Folding a beautiful dragon goes beyond just following the steps. Over the years, I’ve learned a few tricks that elevate a good model to a great one. These are the details that separate a static paper object from a dynamic paper sculpture.

  • Pre-creasing is Your Best Friend. Seriously. For any model beyond the simplest ones, take the time to make all the major guide creases before you begin collapsing the paper. It feels slow, but it ensures accuracy and makes complex steps like the final collapse much, much easier.
  • My Biggest Mistake: Using Paper That’s Too Small. I’ve wasted so much time and beautiful paper by being too ambitious. If a designer recommends a 50cm square for their complex dragon, don’t try it with a 25cm square. The final details will become a thick, unmanageable mess. Always start larger than you think you need.
  • Master Wet-Folding for Lifelike Poses. This technique is a game-changer for adding realism.
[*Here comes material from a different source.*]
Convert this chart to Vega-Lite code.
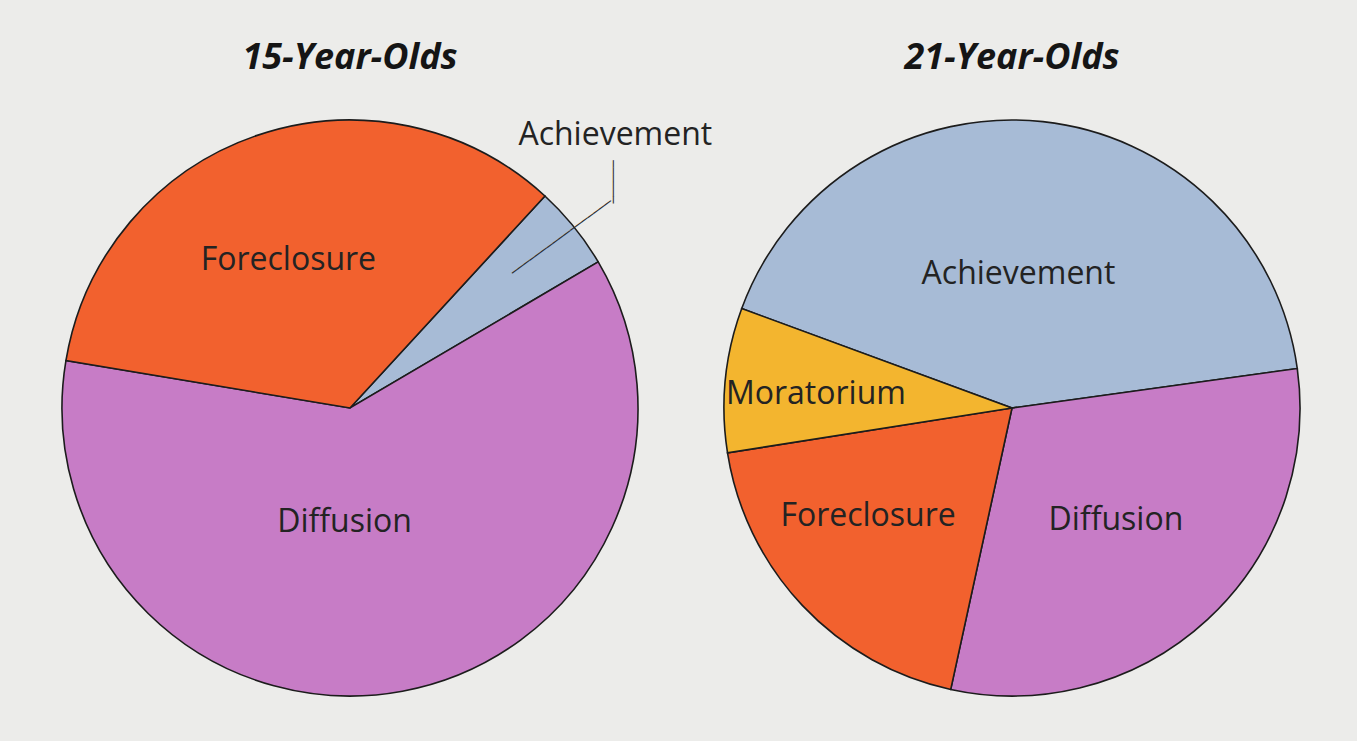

Lightly dampen the paper with a spray bottle or sponge, shape it into a dynamic pose (like a curved neck or flapping wings), and let it dry. The paper will become stiff and hold the shape permanently. Practice on scrap paper first!
  • Don’t Rush the Final Shaping. The last 10% of the work is what brings the dragon to life. Spend time carefully shaping the claws, defining the muscles in the legs, adding a curve to the tail, and opening the mouth. A bone folder is invaluable here for creating subtle, clean curves and details.
  • Store and Display with Care. Your creations are delicate works of art. Keep them away from direct sunlight, which can fade the paper. A glass display case is ideal for protection from dust. For complex models, consider adding a thin wire armature inside for long-term support.

Frequently Asked Questions

What is the best paper for a complex origami dragon?

Thin, strong paper with good memory is essential. Tissue foil is a popular choice for its crispness and thinness. Double tissue paper is also excellent, especially if you want to use wet-folding for a more organic, sculptural look.

How can I make my folds cleaner and sharper?

Always fold on a hard, flat surface. After making a fold with your fingers, run a bone folder or your fingernail along the crease to make it as sharp as possible. This precision is critical for complex models where accuracy stacks up.

My dragon won’t hold its shape. What did I do wrong?

This is usually due to one of two things: the paper is too soft (like Kami), or the model needs to be “set.” For the latter, try the wet-folding technique. A light mist of water will allow you to pose the model, and as it dries, the paper fibers will lock in place.

Where can I find the best diagrams or video tutorials?

For video, YouTube channels like Jo Nakashima and Mariano Zavala Origami are fantastic resources with clear, step-by-step instructions. For diagrams, look for books by renowned artists like Satoshi Kamiya, Shuki Kato, or Kade Chan, or explore online communities like Flickr and Reddit’s r/origami.